Le spectateur est introduit dans le paysage forestier par un sentier sinueux qui commence hors champ et qui s’avance jusqu’au point de fuite situé au fond de la futaie. Devant, de part et d’autre du chemin, de grands arbres encadrent de manière symétrique le passage comme une entrée. Au centre, une mare dans laquelle se reflète la végétation trace une ellipse dans cette forêt de lignes verticales. Un pré vert brillant la circonscrit comme une auréole. Une végétation de plus en plus dense annonce un bois profond. Les cimes des arbres disparaissent de la composition, mais on en aperçoit parfois quelques branches avec leurs feuillages verts qui créent des taches de couleur rehaussant la partie supérieure du tableau qui s’assombrit dans le lointain. La lumière rose, orange et jaune provenant de la gauche éclaircit le pré, frappe quelques troncs et une partie du sentier. Le reste de la composition est plongée dans la pénombre.
La composition dégage une sensation de fraîcheur et d’humidité engendrée par la palette des verts clairs, jaunes, orangés et bruns, couleurs caractéristiques d’un sous-bois peu exposé au soleil. La technique picturale employée par Louis Rivier favorise cette sensation car le peintre procède par petites touches ressemblant à des gouttelettes. Le geste du peintre est rapide, libre et fait vibrer la composition. L’artiste utilise à la fois la pointe et la touffe du pinceau selon l’effet qu’il désire obtenir. La peinture à l’huile accentue, grâce à une application par fines couches superposées, la brillance et l’humidité de l’herbe ainsi que la texture des écorces. L’eau sombre de la mare semble plus épaisse. L’arrière-plan, mystérieux et engloutissant le sentier, invite le spectateur à suivre par le regard et en imagination le cours de cette forêt silencieuse.
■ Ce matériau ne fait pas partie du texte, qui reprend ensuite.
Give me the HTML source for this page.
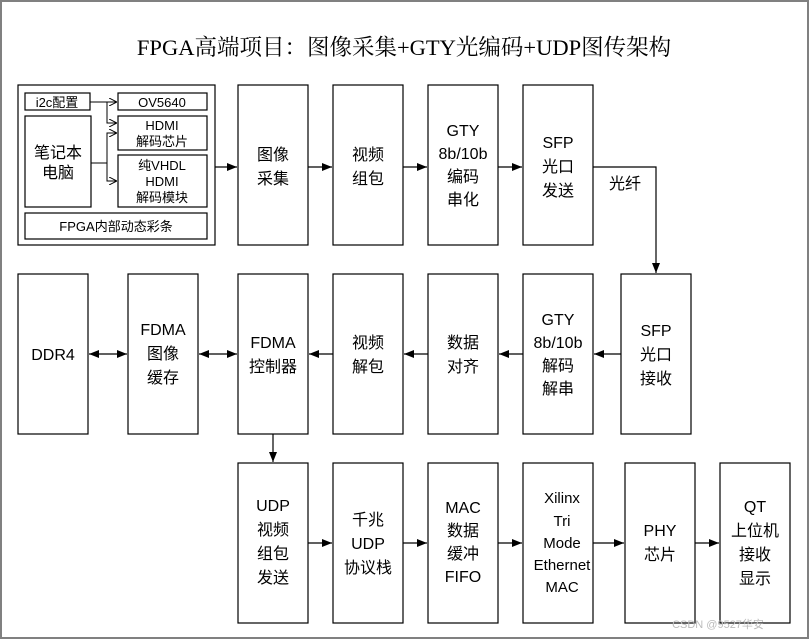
<!DOCTYPE html>
<html><head><meta charset="utf-8"><style>
body{margin:0;background:#fff}
svg text{font-family:"Liberation Sans","Noto Sans CJK SC",sans-serif;font-size:16px;fill:#000;text-anchor:middle}
.s{font-size:13px}
.x{font-size:15px}
</style></head><body>
<svg width="809" height="639" viewBox="0 0 809 639" xmlns="http://www.w3.org/2000/svg">
<defs>
<marker id="a" markerWidth="10" markerHeight="8" refX="10" refY="4" orient="auto" markerUnits="userSpaceOnUse"><path d="M0,0 L10,4 L0,8 z" fill="#000"/></marker>
<marker id="b" markerWidth="10" markerHeight="8" refX="0" refY="4" orient="auto" markerUnits="userSpaceOnUse"><path d="M10,0 L0,4 L10,8 z" fill="#000"/></marker>
<marker id="o" markerWidth="8" markerHeight="8" refX="8" refY="4" orient="auto" markerUnits="userSpaceOnUse"><path d="M0,0 L8,4 L0,8" fill="none" stroke="#000"/></marker>
</defs>
<rect x="1" y="1" width="807" height="637" fill="#fff" stroke="#808080" stroke-width="2"/>
<text x="404" y="55" style="font-family:'Liberation Serif','Noto Serif CJK SC',serif;font-size:22.5px">FPGA高端项目：图像采集+GTY光编码+UDP图传架构</text>
<g fill="none" stroke="#000" stroke-width="1.2">
<rect x="18" y="85" width="197" height="160"/>
<rect x="25" y="93" width="65" height="17"/>
<rect x="118" y="93" width="89" height="17"/>
<rect x="118" y="116" width="89" height="34"/>
<rect x="118" y="155" width="89" height="52"/>
<rect x="25" y="116" width="66" height="91"/>
<rect x="25" y="213" width="182" height="26"/>
<rect x="238" y="85" width="70" height="160"/>
<rect x="333" y="85" width="70" height="160"/>
<rect x="428" y="85" width="70" height="160"/>
<rect x="523" y="85" width="70" height="160"/>
<rect x="18" y="274" width="70" height="160"/>
<rect x="128" y="274" width="70" height="160"/>
<rect x="238" y="274" width="70" height="160"/>
<rect x="333" y="274" width="70" height="160"/>
<rect x="428" y="274" width="70" height="160"/>
<rect x="523" y="274" width="70" height="160"/>
<rect x="621" y="274" width="70" height="160"/>
<rect x="238" y="463" width="70" height="160"/>
<rect x="333" y="463" width="70" height="160"/>
<rect x="428" y="463" width="70" height="160"/>
<rect x="523" y="463" width="70" height="160"/>
<rect x="625" y="463" width="70" height="160"/>
<rect x="720" y="463" width="70" height="160"/>
</g>
<g fill="none" stroke="#000" stroke-width="1">
<path d="M90,102 H107 V123 H117" marker-end="url(#o)"/>
<path d="M107,102 H117" marker-end="url(#o)"/>
<path d="M91,163 H107 V133 H117" marker-end="url(#o)"/>
<path d="M107,163 V181 H117" marker-end="url(#o)"/>
</g>
<g fill="none" stroke="#000" stroke-width="1.2">
<path d="M215,167 H237" marker-end="url(#a)"/>
<path d="M308,167 H332" marker-end="url(#a)"/>
<path d="M403,167 H427" marker-end="url(#a)"/>
<path d="M498,167 H522" marker-end="url(#a)"/>
<path d="M593,167 H656 V273" marker-end="url(#a)"/>
<path d="M621,354 H594" marker-end="url(#a)"/>
<path d="M523,354 H499" marker-end="url(#a)"/>
<path d="M428,354 H404" marker-end="url(#a)"/>
<path d="M333,354 H309" marker-end="url(#a)"/>
<path d="M89,354 H127" marker-start="url(#b)" marker-end="url(#a)"/>
<path d="M199,354 H237" marker-start="url(#b)" marker-end="url(#a)"/>
<path d="M273,434 V462" marker-end="url(#a)"/>
<path d="M308,543 H332" marker-end="url(#a)"/>
<path d="M403,543 H427" marker-end="url(#a)"/>
<path d="M498,543 H522" marker-end="url(#a)"/>
<path d="M593,543 H624" marker-end="url(#a)"/>
<path d="M695,543 H719" marker-end="url(#a)"/>
</g>
<text class="s" x="57" y="107">i2c配置</text>
<text class="s" x="162" y="107">OV5640</text>
<text class="s" x="162" y="130">HDMI</text><text class="s" x="162" y="146">解码芯片</text>
<text class="s" x="162" y="170">纯VHDL</text><text class="s" x="162" y="186">HDMI</text><text class="s" x="162" y="202">解码模块</text>
<text x="58" y="158">笔记本</text><text x="58" y="178">电脑</text>
<text class="s" x="116" y="231">FPGA内部动态彩条</text>
<text x="273" y="160">图像</text><text x="273" y="184">采集</text>
<text x="368" y="160">视频</text><text x="368" y="184">组包</text>
<text x="463" y="136">GTY</text><text x="463" y="159">8b/10b</text><text x="463" y="182">编码</text><text x="463" y="205">串化</text>
<text x="558" y="148">SFP</text><text x="558" y="172">光口</text><text x="558" y="196">发送</text>
<text x="625" y="189">光纤</text>
<text x="53" y="360">DDR4</text>
<text x="163" y="335">FDMA</text><text x="163" y="359">图像</text><text x="163" y="383">缓存</text>
<text x="273" y="348">FDMA</text><text x="273" y="372">控制器</text>
<text x="368" y="348">视频</text><text x="368" y="372">解包</text>
<text x="463" y="348">数据</text><text x="463" y="372">对齐</text>
<text x="558" y="325">GTY</text><text x="558" y="348">8b/10b</text><text x="558" y="371">解码</text><text x="558" y="394">解串</text>
<text x="656" y="336">SFP</text><text x="656" y="360">光口</text><text x="656" y="384">接收</text>
<text x="273" y="511">UDP</text><text x="273" y="535">视频</text><text x="273" y="559">组包</text><text x="273" y="583">发送</text>
<text x="368" y="525">千兆</text><text x="368" y="549">UDP</text><text x="368" y="573">协议栈</text>
<text x="463" y="513">MAC</text><text x="463" y="536">数据</text><text x="463" y="559">缓冲</text><text x="463" y="582">FIFO</text>
<text class="x" x="562" y="503">Xilinx</text><text class="x" x="562" y="526">Tri</text><text class="x" x="562" y="548">Mode</text><text class="x" x="562" y="570">Ethernet</text><text class="x" x="562" y="592">MAC</text>
<text x="660" y="536">PHY</text><text x="660" y="560">芯片</text>
<text x="755" y="512">QT</text><text x="755" y="536">上位机</text><text x="755" y="560">接收</text><text x="755" y="584">显示</text>
<text x="718" y="628" style="font-size:11px;fill:#bbb">CSDN @9527华安</text>
</svg>
</body></html>
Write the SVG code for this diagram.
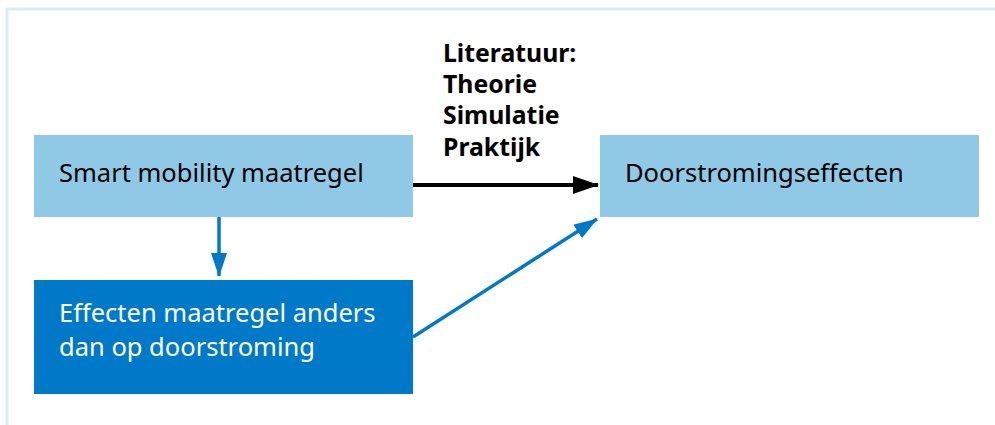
<svg xmlns="http://www.w3.org/2000/svg" width="995" height="425" viewBox="0 0 995 425">
<style>
.lbl{font-family:"Noto Sans","Open Sans",sans-serif;font-size:25.5px}
.lit{font-family:"Noto Sans","Open Sans",sans-serif;font-size:24.8px;font-weight:bold;fill:#000}
</style>
<defs>
<marker id="ab" markerWidth="26" markerHeight="18" refX="25" refY="9" markerUnits="userSpaceOnUse" orient="auto"><path d="M0,0 L26,9 L0,18 Z" fill="#000"/></marker>
<marker id="au" markerWidth="24" markerHeight="16" refX="23" refY="8" markerUnits="userSpaceOnUse" orient="auto"><path d="M0,0 L24,8 L0,16 Z" fill="#0079c8"/></marker>
</defs>
<rect width="995" height="425" fill="#fff"/>
<path d="M7,425 V9 H995" fill="none" stroke="#dcecf6" stroke-width="3"/>
<g id="n1"><rect x="34" y="135" width="379" height="82" fill="#8fc9e6"/><text class="lbl" x="59" y="182" fill="#000">Smart mobility maatregel</text></g>
<g id="n2"><rect x="34" y="280" width="379" height="114" fill="#0079c8"/><text class="lbl" x="59" y="322" fill="#fff">Effecten maatregel anders</text><text class="lbl" x="59" y="356" fill="#fff">dan op doorstroming</text></g>
<g id="n3"><rect x="600" y="135" width="379" height="82" fill="#8fc9e6"/><text class="lbl" x="625" y="182" fill="#000">Doorstromingseffecten</text></g>
<g id="lit"><text class="lit" x="443" y="62">Literatuur:</text><text class="lit" x="443" y="93">Theorie</text><text class="lit" x="443" y="124">Simulatie</text><text class="lit" x="443" y="156">Praktijk</text></g>
<g id="connectors">
<line x1="413" y1="185" x2="598" y2="185" stroke="#000" stroke-width="4" marker-end="url(#ab)"/>
<line x1="219" y1="217" x2="219" y2="276" stroke="#0079c8" stroke-width="3.5" marker-end="url(#au)"/>
<line x1="413" y1="337" x2="597" y2="219" stroke="#0079c8" stroke-width="3.5" marker-end="url(#au)"/>
</g>
</svg>
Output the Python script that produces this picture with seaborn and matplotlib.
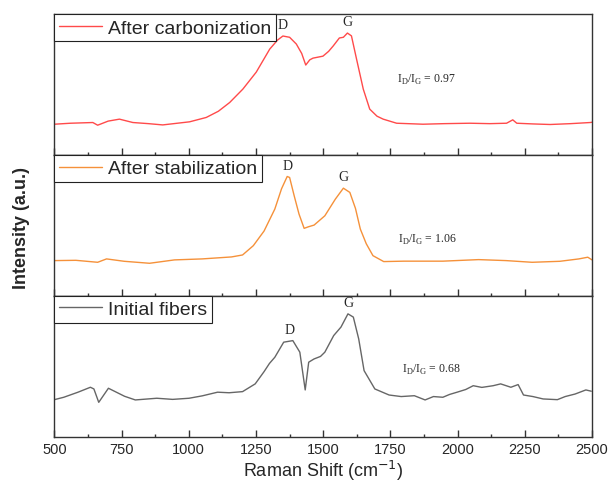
import numpy as np
import pandas as pd
import matplotlib
matplotlib.use('Agg')
import matplotlib.pyplot as plt
from matplotlib.ticker import MultipleLocator
import seaborn as sns

# Raman spectra (x in cm-1, intensity normalised per panel)
carb_x = [500, 560, 643, 661, 700, 742, 792, 850, 903, 1003, 1065, 1110, 1152, 1201, 1251,
          1301, 1330, 1350, 1375, 1400, 1420, 1435, 1450, 1462, 1499, 1520, 1537, 1560,
          1575, 1590, 1605, 1624, 1649, 1673, 1700, 1723, 1773, 1871, 1950, 2046, 2120,
          2182, 2205, 2220, 2280, 2344, 2420, 2493, 2500]
carb_y = [0.218, 0.225, 0.230, 0.211, 0.240, 0.254, 0.230, 0.222, 0.213, 0.235, 0.266, 0.310,
          0.372, 0.467, 0.588, 0.751, 0.815, 0.844, 0.835, 0.787, 0.720, 0.638, 0.675, 0.687,
          0.701, 0.735, 0.773, 0.830, 0.835, 0.865, 0.845, 0.680, 0.467, 0.325, 0.275, 0.254,
          0.225, 0.218, 0.222, 0.225, 0.222, 0.225, 0.249, 0.225, 0.220, 0.216, 0.222, 0.230,
          0.232]

stab_x = [500, 580, 661, 694, 760, 854, 947, 1050, 1159, 1200, 1240, 1280, 1320, 1345, 1366,
          1375, 1392, 1410, 1429, 1445, 1466, 1506, 1545, 1575, 1599, 1620, 1638, 1660, 1685,
          1725, 1800, 1945, 2078, 2180, 2277, 2380, 2451, 2484, 2500]
stab_y = [0.250, 0.252, 0.238, 0.262, 0.245, 0.231, 0.255, 0.262, 0.276, 0.290, 0.356, 0.460,
          0.616, 0.760, 0.847, 0.840, 0.710, 0.580, 0.479, 0.490, 0.502, 0.568, 0.686, 0.764,
          0.734, 0.620, 0.474, 0.370, 0.285, 0.243, 0.246, 0.246, 0.257, 0.250, 0.238, 0.245,
          0.262, 0.274, 0.255]

init_x = [500, 535, 588, 634, 647, 665, 701, 761, 801, 881, 940, 1001, 1050, 1107, 1150, 1200,
          1247, 1280, 1300, 1320, 1353, 1387, 1413, 1433, 1446, 1466, 1490, 1506, 1539, 1566,
          1592, 1612, 1632, 1652, 1692, 1745, 1790, 1839, 1879, 1910, 1945, 1970, 1998, 2030,
          2058, 2090, 2132, 2160, 2198, 2225, 2245, 2280, 2318, 2371, 2400, 2437, 2477, 2497]
init_y = [0.263, 0.280, 0.316, 0.351, 0.339, 0.244, 0.344, 0.287, 0.261, 0.273, 0.265, 0.273,
          0.290, 0.316, 0.312, 0.320, 0.375, 0.462, 0.520, 0.564, 0.671, 0.682, 0.600, 0.332,
          0.529, 0.552, 0.570, 0.600, 0.718, 0.778, 0.872, 0.849, 0.694, 0.469, 0.339, 0.296,
          0.285, 0.291, 0.261, 0.285, 0.280, 0.300, 0.316, 0.335, 0.362, 0.350, 0.362, 0.375,
          0.351, 0.370, 0.296, 0.285, 0.268, 0.263, 0.285, 0.303, 0.332, 0.323]

labels = ['After carbonization', 'After stabilization', 'Initial fibers']
colors = ['#ff4a4a', '#f5913a', '#666666']
ratios = ['0.97', '1.06', '0.68']
ratio_pos = [(1774, 0.538), (1778, 0.403), (1792, 0.481)]
d_peaks = [1350, 1366, 1375]
g_peaks = [1590, 1575, 1592]

spectra = [(carb_x, carb_y), (stab_x, stab_y), (init_x, init_y)]

sns.set_style('ticks')
plt.rcParams['font.family'] = ['Liberation Sans', 'DejaVu Sans']

fig, axes = plt.subplots(3, 1, sharex=True, figsize=(6.11, 4.85), dpi=100)
plt.subplots_adjust(left=0.089, right=0.969, top=0.969, bottom=0.0975, hspace=0)

for ax, (xs, ys), lab, col, r, rp, dp, gp in zip(axes, spectra, labels, colors, ratios,
                                                   ratio_pos, d_peaks, g_peaks):
    df = pd.DataFrame({'shift': xs, 'intensity': ys})
    sns.lineplot(data=df, x='shift', y='intensity', ax=ax, color=col, lw=1.0, label=lab)
    ax.set_xlim(500, 2500)
    ax.set_ylim(0, 1)
    ax.set_yticks([])
    ax.set_ylabel('')
    ax.set_xlabel('')
    for s in ax.spines.values():
        s.set_visible(True)
        s.set_color('#333333')
        s.set_linewidth(1.0)
    ax.xaxis.set_major_locator(MultipleLocator(250))
    ax.xaxis.set_minor_locator(MultipleLocator(125))
    ax.tick_params(axis='x', which='major', direction='in', length=5, width=1,
                   color='#333333', labelsize=10.5)
    ax.tick_params(axis='x', which='minor', direction='in', length=2.5, width=1,
                   color='#333333')
    leg = ax.legend(loc='upper left', borderaxespad=0, fancybox=False, framealpha=1,
                    edgecolor='#222222', fontsize=14, handlelength=2.2, handletextpad=0.3,
                    borderpad=0.25)
    leg.get_frame().set_linewidth(0.8)

    dy = np.interp(dp, xs, ys)
    gy = np.interp(gp, xs, ys)
    ax.text(dp, dy + 0.035, 'D', ha='center', va='bottom', fontsize=10,
            family='Liberation Serif')
    ax.text(gp, gy + 0.035, 'G', ha='center', va='bottom', fontsize=10,
            family='Liberation Serif')
    ax.text(rp[0], rp[1], r'I$_\mathregular{D}$/I$_\mathregular{G}$ = ' + r,
            ha='left', va='center', fontsize=8.5, family='Liberation Serif')

axes[-1].set_xlabel('Raman Shift (cm$^{-1}$)', fontsize=13, labelpad=2)
fig.text(0.036, 0.53, 'Intensity (a.u.)', rotation=90, ha='center', va='center',
         fontsize=13, fontweight='bold')

plt.savefig('out.png', dpi=100)
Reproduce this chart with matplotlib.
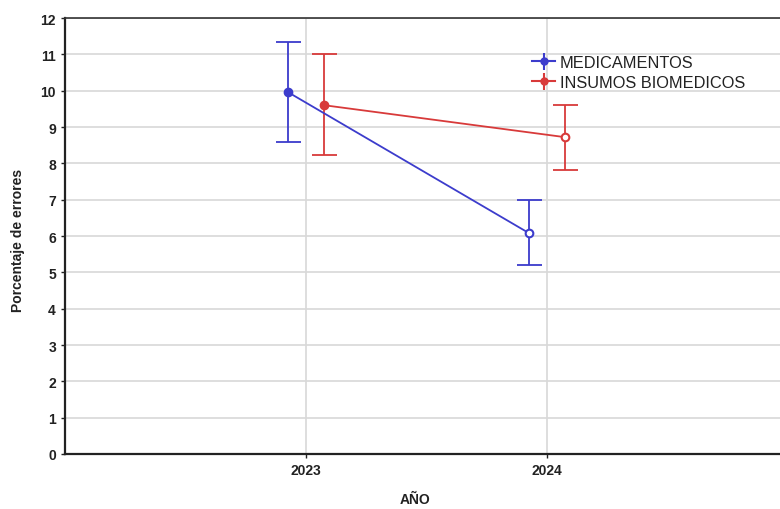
import matplotlib
matplotlib.use("Agg")
import matplotlib.pyplot as plt

years = ["2023", "2024"]
med_mean = [9.96, 6.08]
med_low = [8.59, 5.20]
med_high = [11.34, 6.99]
ins_mean = [9.60, 8.72]
ins_low = [8.23, 7.82]
ins_high = [11.02, 9.60]
series_names = ["MEDICAMENTOS", "INSUMOS BIOMEDICOS"]

plt.rcParams['font.family'] = ['Liberation Sans', 'DejaVu Sans']
fig = plt.figure(figsize=(7.8, 5.1), dpi=100)
ax = fig.add_axes([65/780, 1-455/510, (788-65)/780, (455-19)/510])

blue = "#3c3ccc"
red = "#d83a3a"
xs = [1, 2]
off = 0.075

def draw(mean, low, high, color, dx):
    x = [v + dx for v in xs]
    yerr = [[m - l for m, l in zip(mean, low)], [h - m for m, h in zip(mean, high)]]
    ax.errorbar(x, mean, yerr=yerr, color=color, lw=1.3, capsize=9, capthick=1.3,
                elinewidth=1.3, zorder=3)
    ax.plot(x[:1], mean[:1], 'o', color=color, ms=6, zorder=4)
    ax.plot(x[1:], mean[1:], 'o', color=color, mfc='white', mew=1.5, ms=5.5, zorder=4)

draw(med_mean, med_low, med_high, blue, -off)
draw(ins_mean, ins_low, ins_high, red, off)

ax.set_xlim(0, 3)
ax.set_ylim(0, 12)
ax.set_yticks(range(0, 13))
ax.set_xticks(xs)
ax.set_xticklabels(years)
ax.grid(True, color="#d8d8d8", lw=1.2)
ax.set_axisbelow(True)
for s in ["left", "bottom"]:
    ax.spines[s].set_linewidth(1.6)
    ax.spines[s].set_color("#222222")
ax.spines["top"].set_linewidth(1.2)
ax.spines["top"].set_color("#333333")
ax.spines["right"].set_visible(False)
ax.tick_params(axis='both', length=3, width=1, labelsize=10, colors="#222222")
for lab in ax.get_xticklabels() + ax.get_yticklabels():
    lab.set_fontweight('bold')

fig.text(18/780, 1-240/510, "Porcentaje de errores", rotation=90, ha='center', va='center',
         fontsize=10, fontweight='bold', color="#222222")
fig.text(415/780, 1-500/510, "AÑO", ha='center', va='center', fontsize=10,
         fontweight='bold', color="#222222")

handles = [
    ax.errorbar([], [], yerr=[], color=blue, marker='o', ms=5, capsize=10, capthick=1.5, lw=1.5),
    ax.errorbar([], [], yerr=[], color=red, marker='o', ms=5, capsize=10, capthick=1.5, lw=1.5),
]
leg = ax.legend(handles, series_names, loc='upper left',
                bbox_to_anchor=((524-65)/723, 1-(48-19)/436), frameon=False,
                handlelength=1.4, handletextpad=0.3, labelspacing=0.3,
                prop={'size': 11.8}, borderpad=0)
for t in leg.get_texts():
    t.set_color("#222222")

fig.savefig("out.png", dpi=100)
De ce paysage se dégage une expression pénétrante d’intériorité. On pressent une promenade autant réelle que mystique.
Bon état.
Louis Rivier utilise la peinture à l’huile au début de sa carrière et jusqu’en 1906, année où il l’abandonne pour la détrempe. Cet abandon n’est cependant pas définitif et naît d’une phase de recherche et de questionnement. Laquelle de ces deux techniques peut mieux révéler la lumière des choses, la qualité des matières, le réalisme d’un incarnat ? Louis Rivier opte pour la détrempe pour ensuite revenir à l’huile au début des années 1920, mais seulement pour une courte période.
Dans les années suivantes, on rencontre rarement des œuvres réalisées à l’huile. Il s’agit de quelques portraits et de rares paysages. Pour les premiers, le choix s’explique en raison des sources d’inspiration de Louis Rivier : on pense notamment à l'influence de l’art flamand. Pour les paysages, il s’agit vraisemblablement d’un choix technique qui reste cependant exceptionnel dans l’ensemble de son abondant corpus.
Au printemps 1911, Louis Rivier voyage en Italie : Rome, Florence, Ravenne, Padoue et Venise. Il épouse en septembre 1911 Julie de Rham. Le couple s’installe à Jouxtens dans la maison où William Rivier a fait construire un atelier. Il expose dans les Galeries du Commerce à Lausanne et, à Paris, à l’invitation d’Eugène Burnand, au Pavillon de Marsan dans l’Exposition d’art religieux de la Société de Saint-Jean.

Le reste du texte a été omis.